- _Problem statement_
Quote, verbatim, all material below, without pictures.

- _Source data_
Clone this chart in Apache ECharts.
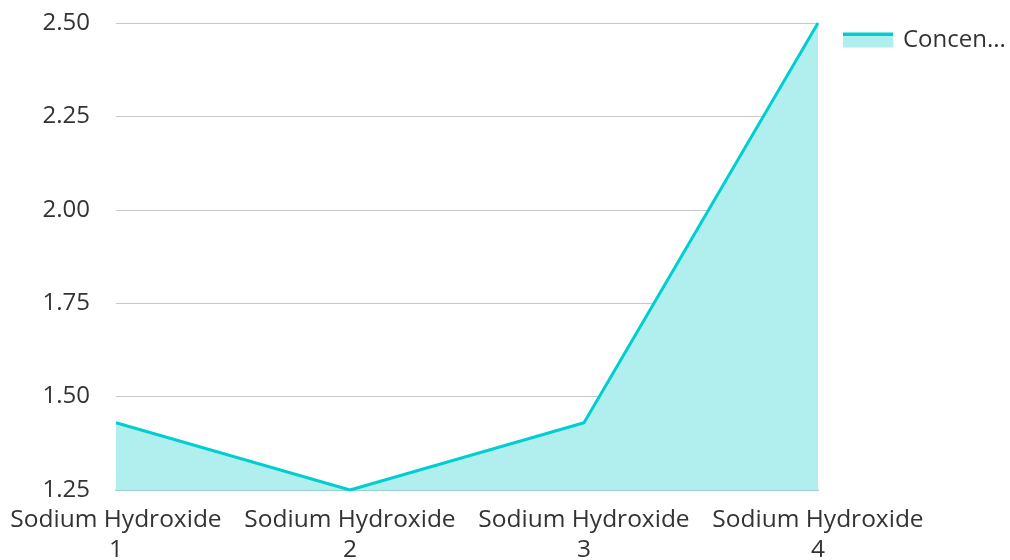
<!DOCTYPE html>
<html>
<head>
<meta charset="utf-8">
<script src="https://cdn.jsdelivr.net/npm/echarts@6/dist/echarts.min.js"></script>
<style>
  html, body { margin: 0; padding: 0; background: #fff; }
  #chart { width: 1010px; height: 560px; }
</style>
</head>
<body>
<div id="chart"></div>
<script>
const categories = ['Sodium Hydroxide\n1', 'Sodium Hydroxide\n2', 'Sodium Hydroxide\n3', 'Sodium Hydroxide\n4']
const seriesName = 'Concentration'
const concentration = [1.43, 1.25, 1.43, 2.50]
const yMin = 1.25
const yMax = 2.5
const yStep = 0.25

const lineColor = '#00CED1'
const areaColor = '#B1EFEF'
const fontFamily = '"Open Sans", "Noto Sans", sans-serif'

const chart = echarts.init(document.getElementById('chart'))

chart.setOption({
  animation: false,
  textStyle: { fontFamily },
  grid: { left: 116, right: 192, top: 23, bottom: 70, outerBoundsMode: 'none', containLabel: false },
  legend: {
    left: 838,
    top: 23,
    icon: 'rect',
    itemWidth: 50,
    itemHeight: 15,
    itemStyle: {
      color: {
        type: 'linear', x: 0, y: 0, x2: 0, y2: 1,
        colorStops: [
          { offset: 0, color: lineColor },
          { offset: 0.22, color: lineColor },
          { offset: 0.22, color: areaColor },
          { offset: 1, color: areaColor }
        ]
      }
    },
    textStyle: {
      fontSize: 24,
      color: '#333',
      width: 104,
      overflow: 'truncate',
      ellipsis: '...',
      padding: [0, 0, 0, 5]
    }
  },
  xAxis: {
    type: 'category',
    data: categories,
    boundaryGap: false,
    axisTick: { show: false },
    axisLine: { lineStyle: { color: '#99d3d3', width: 2 } },
    axisLabel: { interval: 0, fontSize: 24.5, color: '#333', lineHeight: 30, margin: 15 }
  },
  yAxis: {
    type: 'value',
    min: yMin,
    max: yMax,
    interval: yStep,
    axisLine: { show: false },
    axisTick: { show: false },
    axisLabel: {
      fontSize: 24,
      color: '#333',
      margin: 26,
      formatter: v => v.toFixed(2)
    },
    splitLine: { lineStyle: { color: '#c8c8c8', width: 1 } }
  },
  series: [{
    name: seriesName,
    type: 'line',
    data: concentration,
    symbol: 'none',
    lineStyle: { color: lineColor, width: 3 },
    itemStyle: { color: lineColor },
    areaStyle: { color: areaColor, opacity: 1, origin: 'start' }
  }]
})
</script>
</body>
</html>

- _Response to the exercise_
Clone this chart in Apache ECharts.
<!DOCTYPE html>
<html>
<head>
<meta charset="utf-8">
<script src="https://cdn.jsdelivr.net/npm/echarts@6/dist/echarts.min.js"></script>
<style>
  html, body { margin: 0; padding: 0; background: #fff; }
  #chart { width: 1010px; height: 560px; }
</style>
</head>
<body>
<div id="chart"></div>
<script>
const categories = ['Sodium Hydroxide\n1', 'Sodium Hydroxide\n2', 'Sodium Hydroxide\n3', 'Sodium Hydroxide\n4']
const seriesName = 'Concentration'
const concentration = [1.43, 1.25, 1.43, 2.50]
const yMin = 1.25
const yMax = 2.5
const yStep = 0.25

const lineColor = '#00CED1'
const areaColor = '#B1EFEF'
const fontFamily = '"Open Sans", "Noto Sans", sans-serif'

const chart = echarts.init(document.getElementById('chart'))

chart.setOption({
  animation: false,
  textStyle: { fontFamily },
  grid: { left: 116, right: 192, top: 23, bottom: 70, outerBoundsMode: 'none', containLabel: false },
  legend: {
    left: 838,
    top: 23,
    icon: 'rect',
    itemWidth: 50,
    itemHeight: 15,
    itemStyle: {
      color: {
        type: 'linear', x: 0, y: 0, x2: 0, y2: 1,
        colorStops: [
          { offset: 0, color: lineColor },
          { offset: 0.22, color: lineColor },
          { offset: 0.22, color: areaColor },
          { offset: 1, color: areaColor }
        ]
      }
    },
    textStyle: {
      fontSize: 24,
      color: '#333',
      width: 104,
      overflow: 'truncate',
      ellipsis: '...',
      padding: [0, 0, 0, 5]
    }
  },
  xAxis: {
    type: 'category',
    data: categories,
    boundaryGap: false,
    axisTick: { show: false },
    axisLine: { lineStyle: { color: '#99d3d3', width: 2 } },
    axisLabel: { interval: 0, fontSize: 24.5, color: '#333', lineHeight: 30, margin: 15 }
  },
  yAxis: {
    type: 'value',
    min: yMin,
    max: yMax,
    interval: yStep,
    axisLine: { show: false },
    axisTick: { show: false },
    axisLabel: {
      fontSize: 24,
      color: '#333',
      margin: 26,
      formatter: v => v.toFixed(2)
    },
    splitLine: { lineStyle: { color: '#c8c8c8', width: 1 } }
  },
  series: [{
    name: seriesName,
    type: 'line',
    data: concentration,
    symbol: 'none',
    lineStyle: { color: lineColor, width: 3 },
    itemStyle: { color: lineColor },
    areaStyle: { color: areaColor, opacity: 1, origin: 'start' }
  }]
})
</script>
</body>
</html>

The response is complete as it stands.